AIM OF THE EXERCISE:
Copy all lines below exactly as written. Leave pictures out.

################

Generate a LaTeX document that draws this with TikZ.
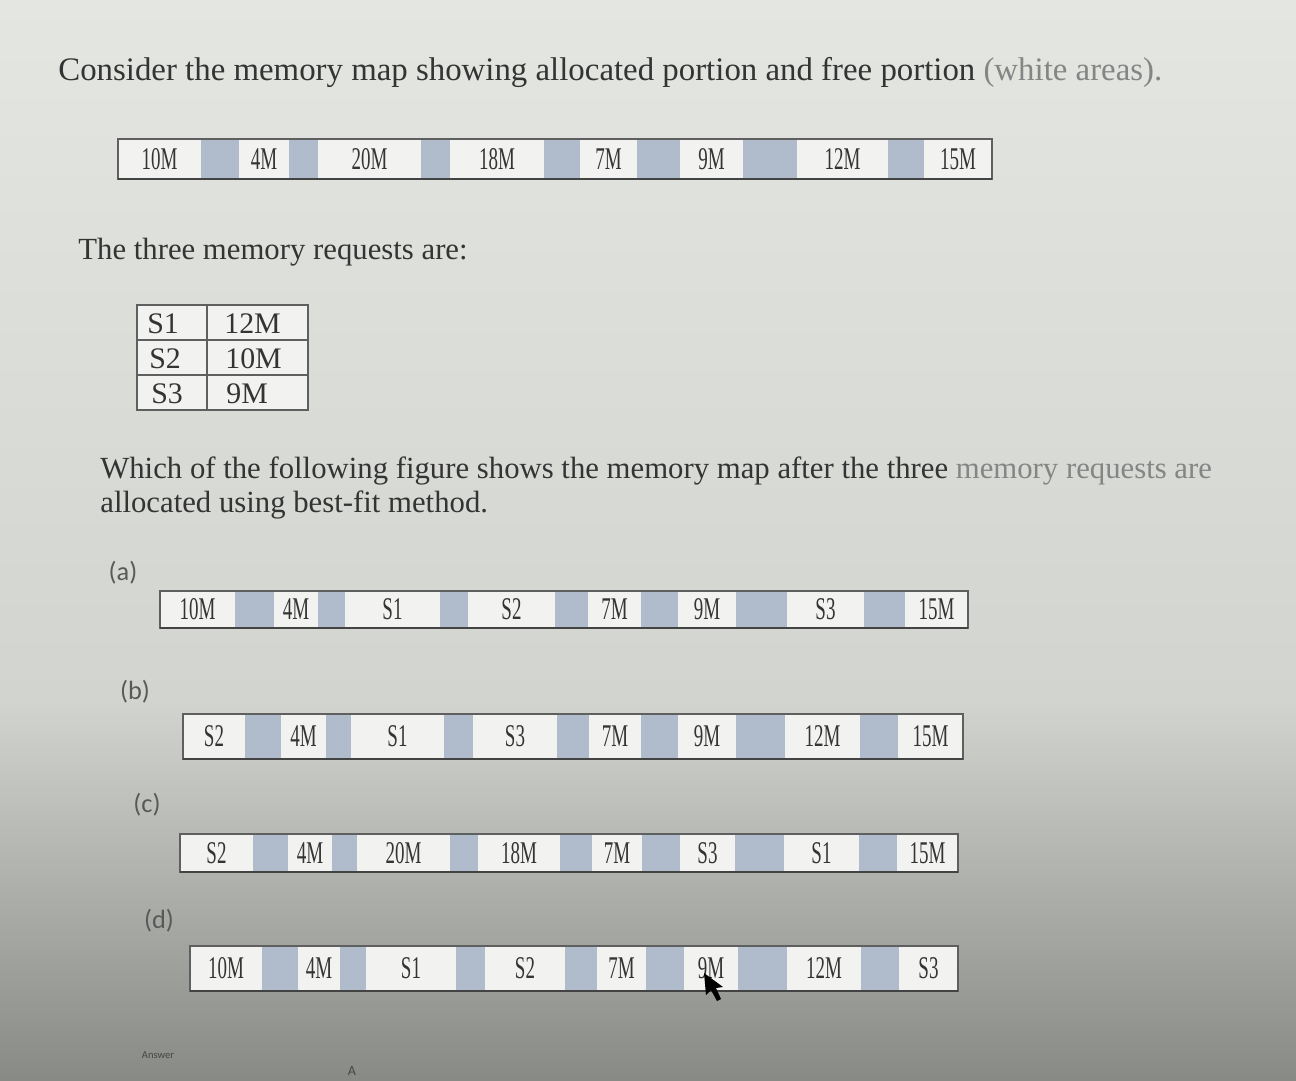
\documentclass[tikz,border=0pt]{standalone}
\usepackage{fontspec}
\setmainfont{Liberation Serif}
\newfontfamily\labfont{Carlito}
\usepackage{graphicx}
\definecolor{alloc}{RGB}{176,187,204}
\definecolor{freec}{RGB}{242,243,241}
\definecolor{ink}{RGB}{52,52,52}
\definecolor{edge}{RGB}{95,95,95}
\definecolor{bgtop}{RGB}{228,230,226}
\definecolor{bgmid}{RGB}{210,212,208}
\definecolor{bgbot}{RGB}{136,138,134}
\newcommand\cnd[1]{\scalebox{0.6}[1]{#1}}
\newcommand\membar[6]{%
  \fill[alloc] (#2,#4) rectangle (#3,#5);
  \foreach \a/\b/\t [count=\i] in {#6} {
    \fill[freec] (\a,#4) rectangle (\b,#5);
    \node[seg] (#1-\i) at ({(\a+\b)/2},{(#4+#5)/2}) {\cnd{\t}};
  }
  \draw[edge, line width=0.9pt] (#2,#4) rectangle (#3,#5);
  \draw[edge!70!black, line width=1.6pt] (#2,#5) -- (#3,#5);
}
\begin{document}
\begin{tikzpicture}[x=0.02cm,y=-0.02cm,
  txt/.style={anchor=base west, text=ink, font=\fontsize{17.5}{21}\selectfont, inner sep=0},
  seg/.style={text=ink, font=\fontsize{18}{18}\selectfont, inner sep=0},
  cell/.style={anchor=base west, text=ink, font=\fontsize{17}{17}\selectfont, inner sep=0},
  opt/.style={text=gray!70!black, font=\labfont\fontsize{15}{15}\selectfont, inner sep=0}]
\useasboundingbox (0,0) rectangle (1296,1080);
\shade[top color=bgtop, bottom color=bgmid] (0,0) rectangle (1296,700);
\shade[top color=bgmid, bottom color=bgbot] (0,700) rectangle (1296,1080);

\node[txt, font=\fontsize{18.7}{21}\selectfont] (title) at (58,80) {Consider the memory map showing allocated portion and free portion \textcolor{ink!60}{(white areas).}};

\membar{top}{118}{992}{139}{179}{118/201/10M, 239/289/4M, 318/421/20M, 450/544/18M, 580/637/7M, 680/743/9M, 797/888/12M, 924/992/15M}

\node[txt] (req) at (78,259) {The three memory requests are:};

\fill[freec] (137,305) rectangle (308,410);
\draw[edge, line width=1pt] (137,305) rectangle (308,410);
\draw[edge, line width=1pt] (207,305) -- (207,410) (137,340) -- (308,340) (137,375) -- (308,375);
\node[cell] (s1) at (147,333) {S1};
\node[cell] (m12) at (224,333) {12M};
\node[cell] (s2) at (149,368) {S2};
\node[cell] (m10) at (225,368) {10M};
\node[cell] (s3) at (151,403) {S3};
\node[cell] (m9) at (226,403) {9M};

\node[txt] (q1) at (100,478) {Which of the following figure shows the memory map after the three \textcolor{ink!60}{memory requests are}};
\node[txt] (q2) at (100,512) {allocated using best-fit method.};

\node[opt] (la) at (123,573) {(a)};
\membar{a}{160}{968}{591}{628}{160/235/10M, 274/318/4M, 345/440/S1, 468/555/S2, 588/641/7M, 678/736/9M, 787/864/S3, 905/968/15M}

\node[opt] (lb) at (135,692) {(b)};
\membar{b}{183}{963}{714}{759}{183/245/S2, 281/326/4M, 351/444/S1, 473/557/S3, 589/641/7M, 678/736/9M, 785/860/12M, 898/963/15M}

\node[opt] (lc) at (147,805) {(c)};
\membar{c}{180}{958}{834}{872}{180/253/S2, 288/332/4M, 357/450/20M, 478/560/18M, 592/642/7M, 680/735/S3, 784/859/S1, 897/958/15M}

\node[opt] (ld) at (159,921) {(d)};
\membar{d}{190}{958}{946}{991}{190/262/10M, 298/340/4M, 366/456/S1, 485/565/S2, 597/646/7M, 684/738/9M, 787/861/12M, 899/958/S3}

% mouse pointer
\fill[black] (704,973) -- (706,995) -- (711,990) -- (717,1001) -- (721,999) -- (716,988) -- (723,987) -- cycle;

\node[text=gray!55!black, font=\labfont\fontsize{6}{6}\selectfont, inner sep=0] (ans) at (158,1055) {Answer};
\node[text=gray!55!black, font=\labfont\fontsize{8}{8}\selectfont, inner sep=0] (ansA) at (352,1071) {A};
\end{tikzpicture}
\end{document}
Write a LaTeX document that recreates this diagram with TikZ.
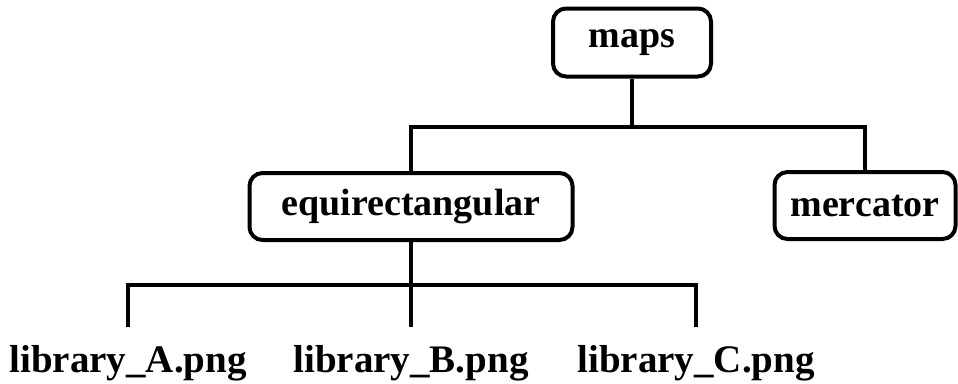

################

SOLUTION FOR THIS EXERCISE:
Generate a LaTeX document that draws this with TikZ.
\documentclass[tikz,border=0pt]{standalone}
\usepackage{fontspec}
\setmainfont{Liberation Serif}
\newfontfamily\labfont{Carlito}
\usepackage{graphicx}
\definecolor{alloc}{RGB}{176,187,204}
\definecolor{freec}{RGB}{242,243,241}
\definecolor{ink}{RGB}{52,52,52}
\definecolor{edge}{RGB}{95,95,95}
\definecolor{bgtop}{RGB}{228,230,226}
\definecolor{bgmid}{RGB}{210,212,208}
\definecolor{bgbot}{RGB}{136,138,134}
\newcommand\cnd[1]{\scalebox{0.6}[1]{#1}}
\newcommand\membar[6]{%
  \fill[alloc] (#2,#4) rectangle (#3,#5);
  \foreach \a/\b/\t [count=\i] in {#6} {
    \fill[freec] (\a,#4) rectangle (\b,#5);
    \node[seg] (#1-\i) at ({(\a+\b)/2},{(#4+#5)/2}) {\cnd{\t}};
  }
  \draw[edge, line width=0.9pt] (#2,#4) rectangle (#3,#5);
  \draw[edge!70!black, line width=1.6pt] (#2,#5) -- (#3,#5);
}
\begin{document}
\begin{tikzpicture}[x=0.02cm,y=-0.02cm,
  txt/.style={anchor=base west, text=ink, font=\fontsize{17.5}{21}\selectfont, inner sep=0},
  seg/.style={text=ink, font=\fontsize{18}{18}\selectfont, inner sep=0},
  cell/.style={anchor=base west, text=ink, font=\fontsize{17}{17}\selectfont, inner sep=0},
  opt/.style={text=gray!70!black, font=\labfont\fontsize{15}{15}\selectfont, inner sep=0}]
\useasboundingbox (0,0) rectangle (1296,1080);
\shade[top color=bgtop, bottom color=bgmid] (0,0) rectangle (1296,700);
\shade[top color=bgmid, bottom color=bgbot] (0,700) rectangle (1296,1080);

\node[txt, font=\fontsize{18.7}{21}\selectfont] (title) at (58,80) {Consider the memory map showing allocated portion and free portion \textcolor{ink!60}{(white areas).}};

\membar{top}{118}{992}{139}{179}{118/201/10M, 239/289/4M, 318/421/20M, 450/544/18M, 580/637/7M, 680/743/9M, 797/888/12M, 924/992/15M}

\node[txt] (req) at (78,259) {The three memory requests are:};

\fill[freec] (137,305) rectangle (308,410);
\draw[edge, line width=1pt] (137,305) rectangle (308,410);
\draw[edge, line width=1pt] (207,305) -- (207,410) (137,340) -- (308,340) (137,375) -- (308,375);
\node[cell] (s1) at (147,333) {S1};
\node[cell] (m12) at (224,333) {12M};
\node[cell] (s2) at (149,368) {S2};
\node[cell] (m10) at (225,368) {10M};
\node[cell] (s3) at (151,403) {S3};
\node[cell] (m9) at (226,403) {9M};

\node[txt] (q1) at (100,478) {Which of the following figure shows the memory map after the three \textcolor{ink!60}{memory requests are}};
\node[txt] (q2) at (100,512) {allocated using best-fit method.};

\node[opt] (la) at (123,573) {(a)};
\membar{a}{160}{968}{591}{628}{160/235/10M, 274/318/4M, 345/440/S1, 468/555/S2, 588/641/7M, 678/736/9M, 787/864/S3, 905/968/15M}

\node[opt] (lb) at (135,692) {(b)};
\membar{b}{183}{963}{714}{759}{183/245/S2, 281/326/4M, 351/444/S1, 473/557/S3, 589/641/7M, 678/736/9M, 785/860/12M, 898/963/15M}

\node[opt] (lc) at (147,805) {(c)};
\membar{c}{180}{958}{834}{872}{180/253/S2, 288/332/4M, 357/450/20M, 478/560/18M, 592/642/7M, 680/735/S3, 784/859/S1, 897/958/15M}

\node[opt] (ld) at (159,921) {(d)};
\membar{d}{190}{958}{946}{991}{190/262/10M, 298/340/4M, 366/456/S1, 485/565/S2, 597/646/7M, 684/738/9M, 787/861/12M, 899/958/S3}

% mouse pointer
\fill[black] (704,973) -- (706,995) -- (711,990) -- (717,1001) -- (721,999) -- (716,988) -- (723,987) -- cycle;

\node[text=gray!55!black, font=\labfont\fontsize{6}{6}\selectfont, inner sep=0] (ans) at (158,1055) {Answer};
\node[text=gray!55!black, font=\labfont\fontsize{8}{8}\selectfont, inner sep=0] (ansA) at (352,1071) {A};
\end{tikzpicture}
\end{document}
Write a LaTeX document that recreates this diagram with TikZ.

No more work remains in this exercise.